Gradient: if $\alpha(x)$ is a scalar-valued function of vector $x$, its gradient is a vector $$\frac{\partial \alpha}{\partial x_n} $$

If $y$ is a vector-valued function of vector $x$, then $\frac{dy}{dx}$ is a “partials matrix” whose $n$th row is the gradient of $y_n$ with respect to $x$

If $z$ is a 1xm row vector and $y$ is an mx1 column vector, $$\frac{\partial zy}{\partial x} = z \frac{\partial y}{\partial x} + y^T \frac{\partial z^T}{\partial x}$$

Linalg

Rank is the minimum of the number of linearly independent rows and columns in a matrix. Given some vector $x$, $$rank(x x^T) = 1$$

The hermitian transpose of a matrix is the complex conjugate of its transpose. A matrix is hermitian if $A = A^H$

Determinants have two important properties: first, $|AB| = |A||B|$, and second:

$$|A| = \prod_{i=1}^n \lambda_i$$

A few of the ways to state that a matrix is noninvertible

• A is nonsingular
• $A^{-1}$ exists
• rank(A) = n
• A’s rows/columns are linearly independent
• A has nonzero determinant
• Ax = b has a unique solution for all b
• 0 is not an eigenvalue of A

The trace of a matrix (only defined for a square matrix) is the sum of its diagonal elements.

A symmetic, nxn matrix can be characterized as positive definite, positive semidefinite, negative definite, negative semidefinite, or indefinite. This depends on the sign of $x^T A x$ for all $x$ (positive definite if sign 1, pos semi if 1 or 0, etc). However, this also tells us about the eigenvalues of a matrix (pos def has only pos, real eigenvalues, pos semidef has only nonnegative real eigenvals, etc). Indefinite signifies that some eigenvalues are positive and some are negative.

The singular values of a matrix are defined as $\sigma^2(A) = \lambda(AA^T) = \lambda(A^T A)$. An nxm matrix will always have min(n,m) singular values.

Matrix Exponential

Finding the matrix exponential can be done in a variety of ways, including by finding the Jordan form of $A$.

The definition of $e^{At}$ is: $$e^{At} = \sum_{j = 0}^{\inf} \dfrac{(At)^j}{j!}$$.

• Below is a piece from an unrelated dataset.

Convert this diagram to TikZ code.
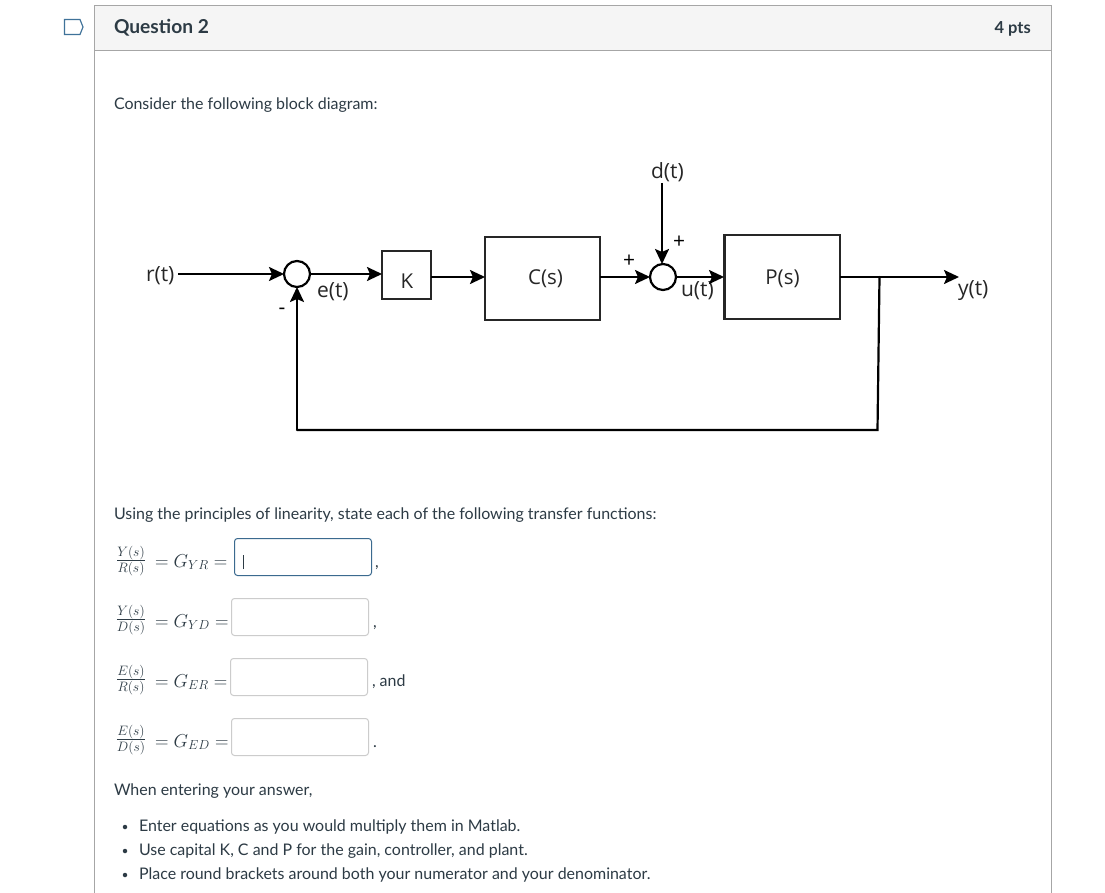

Another way to calculate $e^{At}$ is with the inverse Laplace transform:

$$e^{At} = \mathcal{L}^{-1}[(sI - A)^{-1}]$$

Diagonalization

If $A$, an $n \times n$ matrix, has $n$ linearly independent eigenvectors, then it can be fully diagonalized as $X D X^{-1} = A$, where $D$ is a diagonal matrix of the eigenvalues and $X$ is a full-rank matrix of the eigenvectors. Remember that you can find eigenvectors by solving for $(A - \lambda I)x = 0$

Using the Taylor series definition of matrix exponentiation, we can see that $e^{At} = X e^{Dt} X^{-1}$. Since $D$ is diagonal, its matrix exponential is equal to its elementwise exponentiation.

Linear System Dynamics

Continuous-time linears systems are described as:

$$ \dot{x} = Ax + Bu, y = Cx$$

If A, B, and C are constant matrices, then the solution to the system is:

$$x(t) = e^{A(t - t_0)}x(t_0) + \int_{t_0}^t e^{A(t - \tau)}Bu(\tau) d\tau$$ $$y(t) = Cx(t)$$

If $u = 0$, then $x(t) = e^{A(t - t_0)}x(t_0)$. Therefore, $e^(At)$ is called the state-transition matrix of the system. This is true even if $x$ is a vector.

Linearizing a System

The idea of linearizing a system is to choose some point $\bar{x}$ around which to linearize, then define a $\tilde{x} = x - \bar{x}$. We can then do:

$$\dot{x} = f(x, u, t) \approx f(\bar{x}, \bar{u}, \bar{w}) + \dfrac{\partial f}{\partial x}\rvert_{\bar{x}} \tilde{x} + \dfrac{\partial f}{\partial u}\rvert_{\bar{u}} \tilde{u} + \dfrac{\partial f}{\partial w}\rvert_{\bar{w}} \tilde{w}$$

Where $w$ is a noise parameter.

So that we can then get our familiar:

$$ \dot{x} = Ax + Bu + Lw $$

In practice, we can evaluate the first term out to a constant, then find the analytical solutions for the gradients of the next terms before plugging in $\bar{x}$ (or other relevant variable) to get constant matrices that we can use.